Today as I made my way through town at lunch there were lots of tourists around, peeping into shop windows, snapping away on cameras and generally poking about the place.
As on most summer days a cruise ship had stopped by. I love it when we get visitors – I feel honoured that people travel a long way to check out my home. On this occasion, the way they were taking such interest in everything struck me. I followed the steady gaze of one man to the old pink-granite church, and another’s to the boats bobbing out on still water. Watching them made me think about how much there is about my home that I take for granted, because I’m used to it.
I spent the rest of my journey considering the other good things in my life that I rarely acknowledge because of my familiarity with them, and came to the conclusion that there are mountains of them.
We have so much good stuff, don’t we? Our lives are rich. It’s fair to say that we enjoy more opportunities, wealth and comfort than those of any time before us. In many ways life is easier than it has ever been.
If we need something, we can pop along to a shop or press a couple of buttons; I don’t even have to put down my cup of tea to get a new tin opener delivered to my door. If we’re sick we have healthcare; and can receive cures for many of the things that would have been fatal to those before us.
In times past journeying a few miles was a rarity. Today we can be on the opposite side of the planet in a matter of hours.

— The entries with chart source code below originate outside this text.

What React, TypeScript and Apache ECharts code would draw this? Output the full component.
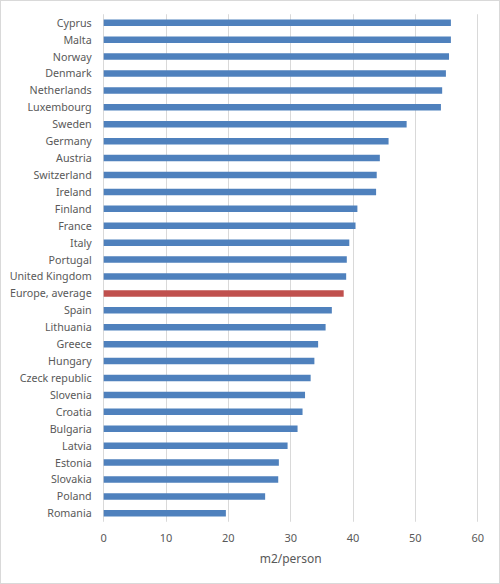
import React, { useEffect, useRef } from "react";
import * as echarts from "echarts";

const countries = [
  "Cyprus", "Malta", "Norway", "Denmark", "Netherlands", "Luxembourg", "Sweden",
  "Germany", "Austria", "Switzerland", "Ireland", "Finland", "France", "Italy",
  "Portugal", "United Kingdom", "Europe, average", "Spain", "Lithuania", "Greece",
  "Hungary", "Czeck republic", "Slovenia", "Croatia", "Bulgaria", "Latvia",
  "Estonia", "Slovakia", "Poland", "Romania",
];
const values = [
  55.7, 55.7, 55.4, 54.9, 54.3, 54.1, 48.6,
  45.7, 44.3, 43.8, 43.7, 40.7, 40.4, 39.4,
  39.0, 38.9, 38.5, 36.6, 35.6, 34.4,
  33.8, 33.2, 32.3, 31.9, 31.1, 29.5,
  28.1, 28.0, 25.9, 19.6,
];
const highlight = "Europe, average";
const xTicks = { min: 0, max: 60, interval: 10 };
const axisName = "m2/person";

export default function App() {
  const ref = useRef<HTMLDivElement>(null);
  useEffect(() => {
    if (!ref.current) return;
    const chart = echarts.init(ref.current, undefined, { renderer: "svg" });
    const font = "'Noto Sans', 'Open Sans', sans-serif";
    chart.setOption({
      animation: false,
      backgroundColor: "#ffffff",
      grid: { left: 102.7, right: 21.3, top: 13.25, bottom: 61.25, containLabel: false },
      xAxis: {
        type: "value",
        min: xTicks.min,
        max: xTicks.max,
        interval: xTicks.interval,
        axisLine: { show: false },
        axisTick: { show: false },
        splitLine: { show: true, lineStyle: { color: "#d9d9d9", width: 1 } },
        axisLabel: { color: "#595959", fontSize: 11, fontFamily: font, margin: 10 },
        name: axisName,
        nameLocation: "middle",
        nameGap: 31,
        nameTextStyle: { color: "#595959", fontSize: 12, fontFamily: font },
      },
      yAxis: {
        type: "category",
        data: countries,
        inverse: true,
        axisLine: { show: false },
        axisTick: { show: false },
        splitLine: { show: false },
        axisLabel: { color: "#595959", fontSize: 10.7, fontFamily: font, margin: 12 },
      },
      series: [
        {
          type: "bar",
          barWidth: 6.5,
          data: countries.map((c, i) => ({
            value: values[i],
            itemStyle: { color: c === highlight ? "#c0504d" : "#4f81bd" },
          })),
        },
      ],
    });
    return () => chart.dispose();
  }, []);
  return (
    <div
      style={{
        position: "fixed",
        left: 0,
        top: 0,
        width: 500,
        height: 584,
        boxSizing: "border-box",
        border: "1px solid #d9d9d9",
        background: "#fff",
      }}
    >
      <div ref={ref} style={{ width: 498, height: 582 }} />
    </div>
  );
}
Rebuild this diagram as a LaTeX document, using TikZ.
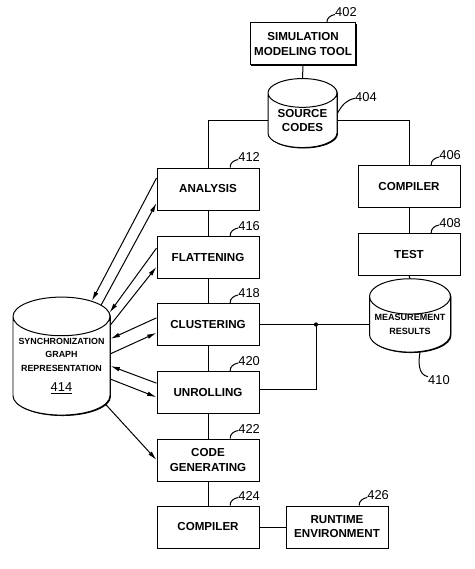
\documentclass[tikz,border=0pt]{standalone}
\usepackage{fontspec}
\setmainfont{Liberation Sans}
\usetikzlibrary{arrows.meta,shapes.geometric,shadows}

\tikzset{
  shade/.style={drop shadow={shadow xshift=0.8pt, shadow yshift=-0.8pt, fill=black, opacity=1}},
  box/.style={draw, fill=white, line width=0.85pt, minimum width=3.06cm, minimum height=1.26cm,
    align=center, font=\bfseries\fontsize{9.9}{12}\selectfont, shade},
  cyl/.style={cylinder, shape border rotate=90, draw, fill=white, line width=0.85pt,
    align=center, inner sep=0pt, shade},
  num/.style={font=\fontsize{11}{13}\selectfont, inner sep=0pt, anchor=west},
  link/.style={line width=0.85pt},
  tip/.style={line width=0.85pt, -{Latex[length=8pt,width=3.8pt]}},
}

\begin{document}
\begin{tikzpicture}
    \useasboundingbox (0,0) rectangle (14.22,-17.07);

    % Tool and source
    \node[box] (tool) at (9.09,-1.32) {SIMULATION\\MODELING TOOL};
    \node[cyl, minimum width=2.07cm, minimum height=2.07cm, aspect=0.58,
        font=\bfseries\fontsize{9.9}{12}\selectfont] (src) at (9.075,-3.615) {SOURCE\\CODES};

    % Left column
    \node[box] (analysis) at (6.24,-5.67) {ANALYSIS};
    \node[box] (flatten) at (6.24,-7.725) {FLATTENING};
    \node[box] (cluster) at (6.24,-9.735) {CLUSTERING};
    \node[box] (unroll) at (6.24,-11.775) {UNROLLING};
    \node[box] (codegen) at (6.24,-13.8) {CODE\\GENERATING};
    \node[box] (compB) at (6.24,-15.81) {COMPILER};
    \node[box] (runtime) at (10.11,-15.81) {RUNTIME\\ENVIRONMENT};

    % Right column
    \node[box] (compA) at (12.27,-5.595) {COMPILER};
    \node[box] (test) at (12.27,-7.635) {TEST};
    \node[cyl, minimum width=2.43cm, minimum height=2.07cm, aspect=0.5,
        font=\bfseries\fontsize{7.7}{11.5}\selectfont] (meas) at (12.3,-9.735) {MEASUREMENT\\RESULTS};

    % Synchronization graph
    \node[cyl, minimum width=2.91cm, minimum height=3.54cm, aspect=0.45,
        font=\bfseries\fontsize{7.6}{11.5}\selectfont] (sync) at (1.845,-10.98)
        {SYNCHRONIZATION\\GRAPH\\REPRESENTATION\\[6pt]{\mdseries\fontsize{11}{13}\selectfont\underline{414}}};

    % Flow lines
    \draw[link] (tool.south) -- (src.top);
    \draw[link] (src.west) -| (analysis.north);
    \draw[link] (src.east) -| (compA.north);
    \draw[link] (analysis) -- (flatten) -- (cluster) -- (unroll) -- (codegen) -- (compB);
    \draw[link] (compB) -- (runtime);
    \draw[link] (compA) -- (test);
    \draw[link] (test.south) -- (meas.top);
    \coordinate (join) at (9.48,-9.735);
    \draw[link] (cluster.east) -- (meas.west);
    \fill (join) circle (1.8pt);
    \draw[link] (join) |- ([yshift=0.1cm]unroll.east);

    % Exchange with the synchronization graph
    \draw[tip] ([yshift=0.33cm]analysis.west) -- (sync.65);
    \draw[tip] (sync.57) -- ([yshift=-0.42cm]analysis.west);
    \draw[tip] ([yshift=0.28cm]flatten.west) -- (sync.48);
    \draw[tip] (sync.40) -- ([yshift=-0.28cm]flatten.west);
    \draw[tip] ([yshift=0.2cm]cluster.west) -- (sync.29);
    \draw[tip] (sync.14) -- ([yshift=-0.25cm]cluster.west);
    \draw[tip] ([yshift=0.28cm]unroll.west) -- (sync.0);
    \draw[tip] (sync.-15) -- ([yshift=-0.14cm]unroll.west);
    \draw[tip] (sync.-41) -- (codegen.west);

    % Reference numerals
    \foreach \n/\t in {tool/402, analysis/412, flatten/416, cluster/418, unroll/420,
        codegen/422, compB/424, runtime/426, compA/406, test/408} {
        \node[num] (l\t) at ([xshift=-0.64cm, yshift=0.3cm]\n.north east) {\t};
        \draw[link] ([xshift=-0.88cm]\n.north east) to[out=95, in=190] ([yshift=-0.06cm]l\t.west);
    }
    \node[num] (l404) at (10.65,-2.91) {404};
    \draw[link] (src.12) to[out=60, in=190] ([yshift=-0.04cm]l404.west);
    \node[num] (l410) at (12.84,-11.4) {410};
    \draw[link] (meas.-70) to[out=-100, in=170] ([yshift=0.1cm]l410.west);
\end{tikzpicture}
\end{document}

Having a job and an employer who is obliged to look after us is not unusual in our time. How many men and women in centuries past spent life with their faces to the soil and backs to the sun to keep their families alive? What kind of luxury would a fridge have been, let alone one housing blemish-free, perfectly prepared food from every corner of the earth?
I’m so thankful for the times in which we live.
Richer but not happier
Despite all we have, do you ever find yourself feeling that you don’t quite have enough? I do. In spite of all of that we’ve gained, we often find ourselves unsatisfied. We wish we had more, and long for the things others have. It seems that all the stuff and comfort we’ve gained hasn’t made us happy.
Why is that? If freedom from low life expectancy and back breaking toil doesn’t put a smile on our faces, what on earth can? Is it possible to have nice things and be happy too, or are we doomed to a life of unceasing dissatisfaction and restlessness?
The answer, I believe, is almost entirely down to one factor – our level of thankfulness.
Life or death
For every good thing that we receive, If our response is not thankfulness, the thing that was meant for our good actually leaves us worse-off. Despite acquiring something new, we become poorer.
If, on the other hand, we chose to respond to the things we have and receive with thankfulness, we give them the power to bring us joy.
For example, when Roger the tiler’s boss pays him at the end of the week, he has a choice. The first option is to peer into the brown envelope and think to himself, I wish I had a better job and earned more, like Bryan. Then I could have a decent car and take the family on holidays to the Caribbean. Life would be easier – we would be so much happier.
Do you see how despite gaining something good in the form of money, poor Rog feels worse off?
The second option would be for the guy to take control of his thoughts and announce, I’m so grateful that I have a job. I’m thankful that we earn enough to feed and clothe our children, and have some leftover to spend on fun stuff.
Now, instead of sliding into a pit of misery, Roger’s on his way to a state of joyful contentment. The same envelope of cash, just different thoughts producing two very different people. Which one do you think his kids would like to come through the front door that evening?
Being thankful rather than ungrateful brings out the very best in us. If you want to shine, start looking for things in your life that are good and celebrate them. They might be big things, or tiny ones – it really doesn’t matter.
Choosing a lifestyle of thankfulness doesn’t mean giving up on dreams – but being content on the road to reaching them. It’s very possible to enjoy the now while looking forward to even better things to come. Living this way causes every bit of progress and good new thing to bring you joy. An ungrateful life, on the other hand, means that there is never enough to make you happy.
So, why not have a go at taking charge of your thoughts? Each morning as you crunch through toast or brush your hair inform you mind of your intentions for the day. ‘Brain, listen up! Today we’re choosing thankfulness.’ When gratitude is your default position, joy will never be far away, and you’ll position yourself to receive even more good things.